Task objective: Repeat the lines exactly from the line that contains "Emit a web page" through the line that contains "const corGrade = '#d9d9d9';"; leave images out and add nothing.

>> Start Extracted entries

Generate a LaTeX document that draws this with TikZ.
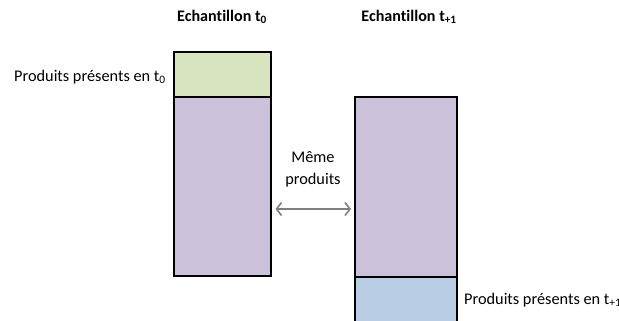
\documentclass[tikz,border=0pt]{standalone}
\usepackage{fontspec}
\setmainfont[Ligatures=NoCommon]{Carlito}
\usepackage{tikz}
\usetikzlibrary{arrows.meta,positioning,calc}
\definecolor{vertclair}{HTML}{D7E4BD}
\definecolor{mauveclair}{HTML}{CCC1DA}
\definecolor{bleuclair}{HTML}{B9CDE5}
\definecolor{grisfleche}{HTML}{7F7F7F}

\tikzset{
  boite/.style={draw=black, line width=2pt, minimum width=97pt, inner sep=0pt, outer sep=0pt, anchor=north},
  etiq/.style={font=\fontsize{16.3}{22}\selectfont, inner sep=0pt},
  titre/.style={etiq, font=\fontsize{16.1}{22}\selectfont\bfseries},
  fleche/.style={grisfleche, line width=1.6pt, {Straight Barb[length=5pt,width=13pt]}-{Straight Barb[length=5pt,width=13pt]}, shorten <=5pt, shorten >=4pt}
}

\begin{document}
\begin{tikzpicture}[x=1pt, y=-1pt]
    \useasboundingbox (0,0) rectangle (619,321);
    \clip (0,0) rectangle (619,321);

    % echantillon t0
    \node [titre] (titre0) at (222,17) {Echantillon t\textsubscript{0}};
    \node [boite, fill=vertclair, minimum height=45pt] (vert0) at (222,52) {};
    \node [boite, fill=mauveclair, minimum height=179pt] (mauve0) at (vert0.south) {};
    \node [etiq, anchor=west] (pres0) at (14,77) {Produits présents en t\textsubscript{0}};

    % echantillon t+1
    \node [titre] (titre1) at (409,17) {Echantillon t\textsubscript{+1}};
    \node [boite, fill=mauveclair, minimum width=102pt, minimum height=180pt] (mauve1) at (406,97) {};
    \node [boite, fill=bleuclair, minimum width=102pt, minimum height=60pt] (bleu1) at (mauve1.south) {};
    \node [etiq, anchor=west] (pres1) at (464,300) {Produits présents en t\textsubscript{+1}};

    % memes produits
    \node [etiq, align=center] (meme) at (313,169) {Même\\produits};
    \coordinate (niveau) at (0,209);
    \draw [fleche] (mauve0.east |- niveau) -- (mauve1.west |- niveau);
\end{tikzpicture}
\end{document}
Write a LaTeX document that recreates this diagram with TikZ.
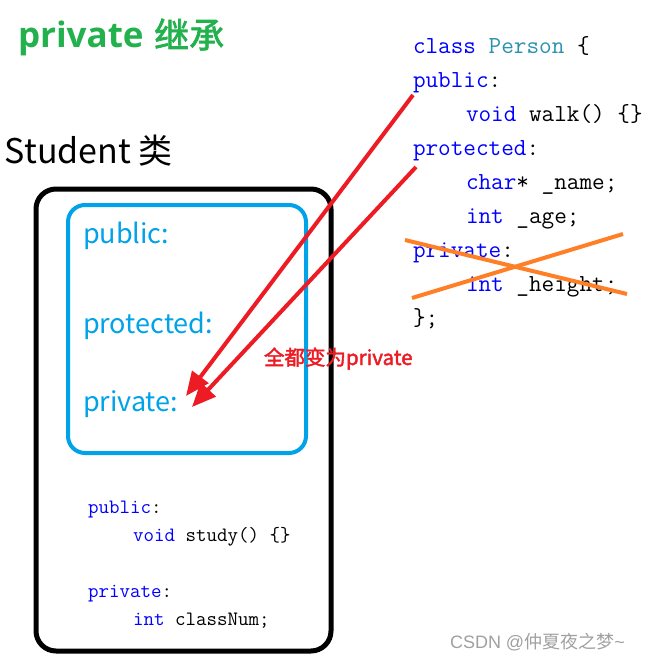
\documentclass[tikz,border=0pt]{standalone}
\usepackage{fontspec}
\usetikzlibrary{arrows.meta}
\newfontfamily\cjk{Noto Sans CJK SC}
\newfontfamily\cjkb{Noto Sans CJK SC}[FakeBold=2]
\newfontfamily\latb{Open Sans Bold}
\newfontfamily\wmfont{Liberation Sans}
\definecolor{titlegreen}{HTML}{22B14C}
\definecolor{boxblue}{HTML}{00A2E8}
\definecolor{arrowred}{HTML}{ED1C24}
\definecolor{crossorange}{HTML}{FF7F27}
\definecolor{kwblue}{HTML}{0000FF}
\definecolor{typeteal}{HTML}{2B91AF}
\definecolor{wmgray}{HTML}{A0A0A0}
\newcommand{\kw}[1]{\textcolor{kwblue}{#1}}
\tikzset{
  txt/.style={anchor=base west, inner sep=0pt, outer sep=0pt},
  codeR/.style={txt, font=\fontsize{24.5}{24.5}\ttfamily},
  codeS/.style={txt, font=\fontsize{20.4}{20.4}\ttfamily},
  access/.style={txt, text=boxblue, font=\cjk\fontsize{27}{27}\selectfont},
  redarrow/.style={draw=arrowred, line width=4pt, -{Triangle[length=24pt,width=20pt]}},
  crossline/.style={draw=crossorange, line width=4pt},
}
\begin{document}
\begin{tikzpicture}[x=1pt,y=-1pt]
\useasboundingbox (0,0) rectangle (647,661);
% titles
\node[txt, text=titlegreen, font=\fontsize{35}{35}\selectfont] (title) at (18,48) {{\latb private} {\cjkb 继承}};
\node[txt, font=\cjk\fontsize{34}{34}\selectfont] (student) at (5,163) {Student 类};
% boxes
\draw[line width=5pt, rounded corners=20pt] (36,189) rectangle (331,651);
\draw[boxblue, line width=4pt, rounded corners=17pt] (68,205) rectangle (306,453);
\node[access] (pub) at (83,243) {public:};
\node[access] (prot) at (83,333) {protected:};
\node[access] (priv) at (83,411) {private:};
% student code
\node[codeS] (s1) at (88,513) {\kw{public}:};
\node[codeS] (s2) at (133,541) {\kw{void} study() \{\}};
\node[codeS] (s3) at (88,597) {\kw{private}:};
\node[codeS] (s4) at (133,625) {\kw{int} classNum;};
% person code
\node[codeR] (p1) at (413,53) {\kw{class} \textcolor{typeteal}{Person} \{};
\node[codeR] (p2) at (413,87) {\kw{public}:};
\node[codeR] (p3) at (466,121) {\kw{void} walk() \{\}};
\node[codeR] (p4) at (413,155) {\kw{protected}:};
\node[codeR] (p5) at (466,189) {\kw{char}* \_name;};
\node[codeR] (p6) at (466,223) {\kw{int} \_age;};
\node[codeR] (p7) at (413,257) {\kw{private}:};
\node[codeR] (p8) at (466,291) {\kw{int} \_height;};
\node[codeR] (p9) at (413,325) {\};};
% cross
\coordinate (c1a) at (405,240);
\coordinate (c1b) at (627,294);
\coordinate (c2a) at (412,298);
\coordinate (c2b) at (623,234);
\draw[crossline] (c1a) -- (c1b);
\draw[crossline] (c2a) -- (c2b);
% arrows
\coordinate (a1s) at (413,95);
\coordinate (a1e) at (186,396);
\coordinate (a2s) at (416,167);
\coordinate (a2e) at (192,407);
\draw[redarrow] (a1s) -- (a1e);
\draw[redarrow] (a2s) -- (a2e);
\node[txt, text=arrowred, font=\cjkb\fontsize{20.5}{20.5}\selectfont] (lbl) at (264,365) {全都变为private};
% watermark
\node[txt, text=wmgray, font=\fontsize{18}{18}\selectfont] (wm) at (450,648) {{\wmfont CSDN @}{\cjk 仲夏夜之梦}{\wmfont\textasciitilde}};
\end{tikzpicture}
\end{document}
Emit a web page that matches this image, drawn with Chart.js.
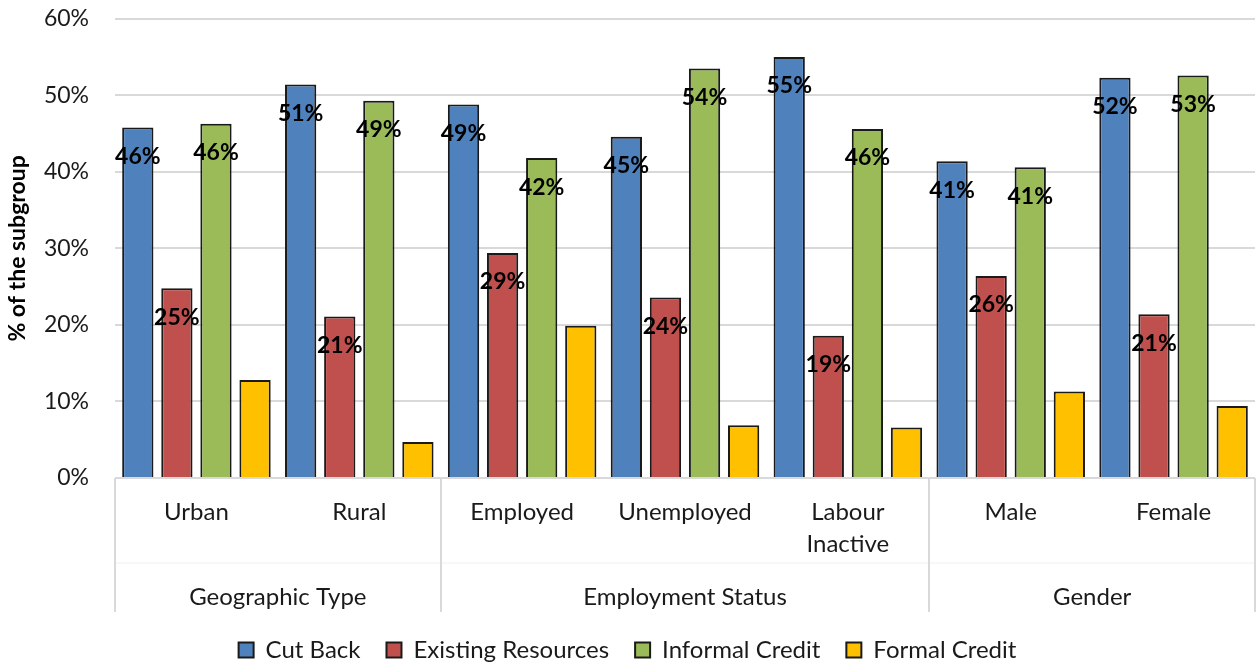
<!DOCTYPE html>
<html>
<head>
<meta charset="utf-8">
<script src="https://cdn.jsdelivr.net/npm/chart.js@4.4.0/dist/chart.umd.min.js"></script>
<style>
  html, body { margin: 0; padding: 0; background: #fff; overflow: hidden; }
  #grafico { position: relative; top: -21px; width: 1257px; height: 685px; }
</style>
</head>
<body>
<div id="grafico"><canvas id="ContSubgrupos"></canvas></div>
<script>
// Dados (% of the subgroup)
const categorias = ['Urban', 'Rural', 'Employed', 'Unemployed', ['Labour', 'Inactive'], 'Male', 'Female'];
const grupos = ['Geographic Type', 'Employment Status', 'Gender'];
const tamanhoGrupos = [2, 3, 2];
const cutBack = [45.8, 51.4, 48.8, 44.6, 55.0, 41.4, 52.3];
const existingResources = [24.8, 21.1, 29.4, 23.6, 18.6, 26.4, 21.4];
const informalCredit = [46.3, 49.3, 41.8, 53.5, 45.6, 40.6, 52.6];
const formalCredit = [12.8, 4.7, 19.9, 6.9, 6.6, 11.3, 9.4];
const ticksY = [0, 10, 20, 30, 40, 50, 60];

const fonte = 'Lato, Carlito, "DejaVu Sans", sans-serif';
const corTexto = '#1a1a1a';
const corGrade = '#d9d9d9';

// Plugin para escrever os rótulos de valor dentro das barras (só as 3 primeiras séries)
const rotulosBarras = {
    id: 'rotulosBarras',
    afterDatasetsDraw: function (chart) {
        const ctx = chart.ctx;
        ctx.save();
        ctx.font = 'bold 23px ' + fonte;
        ctx.fillStyle = '#000';
        ctx.textAlign = 'center';
        ctx.textBaseline = 'middle';
        for (let d = 0; d < 3; d++) {
            const meta = chart.getDatasetMeta(d);
            meta.data.forEach(function (barra, i) {
                const valor = chart.data.datasets[d].data[i];
                ctx.fillText(Math.round(valor) + '%', barra.x, barra.y + 29);
            });
        }
        ctx.restore();
    }
};

// Plugin para o eixo x em dois níveis (linhas separadoras e nomes dos grupos)
const eixoGrupos = {
    id: 'eixoGrupos',
    afterDraw: function (chart) {
        const ctx = chart.ctx;
        const x = chart.scales.x;
        const area = chart.chartArea;
        const passo = (area.right - area.left) / categorias.length;
        const base = x.bottom;
        ctx.save();
        // linha fraca entre os níveis
        ctx.strokeStyle = '#efefef';
        ctx.lineWidth = 1;
        ctx.beginPath();
        ctx.moveTo(area.left, area.bottom + 85);
        ctx.lineTo(area.right, area.bottom + 85);
        ctx.stroke();

        ctx.strokeStyle = corGrade;
        ctx.lineWidth = 2;
        let inicio = 0;
        const limites = [0];
        tamanhoGrupos.forEach(function (n) { inicio += n; limites.push(inicio); });
        limites.forEach(function (k) {
            const px = Math.round(area.left + k * passo);
            ctx.beginPath();
            ctx.moveTo(px, area.bottom);
            ctx.lineTo(px, base);
            ctx.stroke();
        });

        ctx.font = '24px ' + fonte;
        ctx.fillStyle = corTexto;
        ctx.textAlign = 'center';
        ctx.textBaseline = 'middle';
        for (let g = 0; g < grupos.length; g++) {
            const centro = area.left + (limites[g] + limites[g + 1]) / 2 * passo;
            ctx.fillText(grupos[g], centro, area.bottom + 119);
        }
        ctx.restore();
    }
};

function plotarGrafico() {
    const borda = '#1a1a1a';
    const config = {
        type: 'bar',
        data: {
            labels: categorias,
            datasets: [
                { label: 'Cut Back', data: cutBack, backgroundColor: '#4f81bd', borderColor: borda, borderWidth: 2 },
                { label: 'Existing Resources', data: existingResources, backgroundColor: '#c0504d', borderColor: borda, borderWidth: 2 },
                { label: 'Informal Credit', data: informalCredit, backgroundColor: '#9bbb59', borderColor: borda, borderWidth: 2 },
                { label: 'Formal Credit', data: formalCredit, backgroundColor: '#ffc000', borderColor: borda, borderWidth: 2 }
            ]
        },
        options: {
            responsive: true,
            maintainAspectRatio: false,
            animation: false,
            categoryPercentage: 0.96,
            barPercentage: 0.8,
            layout: { padding: { top: 0, right: 2, left: 0, bottom: -8 } },
            plugins: {
                legend: {
                    position: 'bottom',
                    labels: {
                        boxWidth: 15,
                        boxHeight: 15,
                        padding: 26,
                        color: corTexto,
                        font: { family: fonte, size: 24 }
                    }
                },
                tooltip: { enabled: false }
            },
            scales: {
                x: {
                    grid: { display: false },
                    border: { display: false },
                    ticks: {
                        color: corTexto,
                        padding: 10,
                        maxRotation: 0,
                        autoSkip: false,
                        font: { family: fonte, size: 24, lineHeight: 1.35 }
                    },
                    afterFit: function (scale) { scale.height = 134; }
                },
                y: {
                    min: 0,
                    max: 60,
                    afterBuildTicks: function (scale) {
                        scale.ticks = ticksY.map(function (v) { return { value: v }; });
                    },
                    grid: { color: corGrade, lineWidth: 2, drawTicks: false },
                    border: { display: false },
                    ticks: {
                        color: corTexto,
                        padding: 26,
                        font: { family: fonte, size: 23 },
                        callback: function (v) { return v + '%'; }
                    },
                    title: {
                        display: true,
                        text: '% of the subgroup',
                        color: '#000',
                        font: { family: fonte, size: 23, weight: 'bold' },
                        padding: { top: 4, bottom: 4 }
                    },
                    afterFit: function (scale) { scale.width = 115; }
                }
            }
        },
        plugins: [rotulosBarras, eixoGrupos]
    };

    new Chart(document.getElementById('ContSubgrupos'), config);
}

plotarGrafico();
</script>
</body>
</html>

>> End Extracted entries

Expected answer:
Emit a web page that matches this image, drawn with Chart.js.
<!DOCTYPE html>
<html>
<head>
<meta charset="utf-8">
<script src="https://cdn.jsdelivr.net/npm/chart.js@4.4.0/dist/chart.umd.min.js"></script>
<style>
  html, body { margin: 0; padding: 0; background: #fff; overflow: hidden; }
  #grafico { position: relative; top: -21px; width: 1257px; height: 685px; }
</style>
</head>
<body>
<div id="grafico"><canvas id="ContSubgrupos"></canvas></div>
<script>
// Dados (% of the subgroup)
const categorias = ['Urban', 'Rural', 'Employed', 'Unemployed', ['Labour', 'Inactive'], 'Male', 'Female'];
const grupos = ['Geographic Type', 'Employment Status', 'Gender'];
const tamanhoGrupos = [2, 3, 2];
const cutBack = [45.8, 51.4, 48.8, 44.6, 55.0, 41.4, 52.3];
const existingResources = [24.8, 21.1, 29.4, 23.6, 18.6, 26.4, 21.4];
const informalCredit = [46.3, 49.3, 41.8, 53.5, 45.6, 40.6, 52.6];
const formalCredit = [12.8, 4.7, 19.9, 6.9, 6.6, 11.3, 9.4];
const ticksY = [0, 10, 20, 30, 40, 50, 60];

const fonte = 'Lato, Carlito, "DejaVu Sans", sans-serif';
const corTexto = '#1a1a1a';
const corGrade = '#d9d9d9';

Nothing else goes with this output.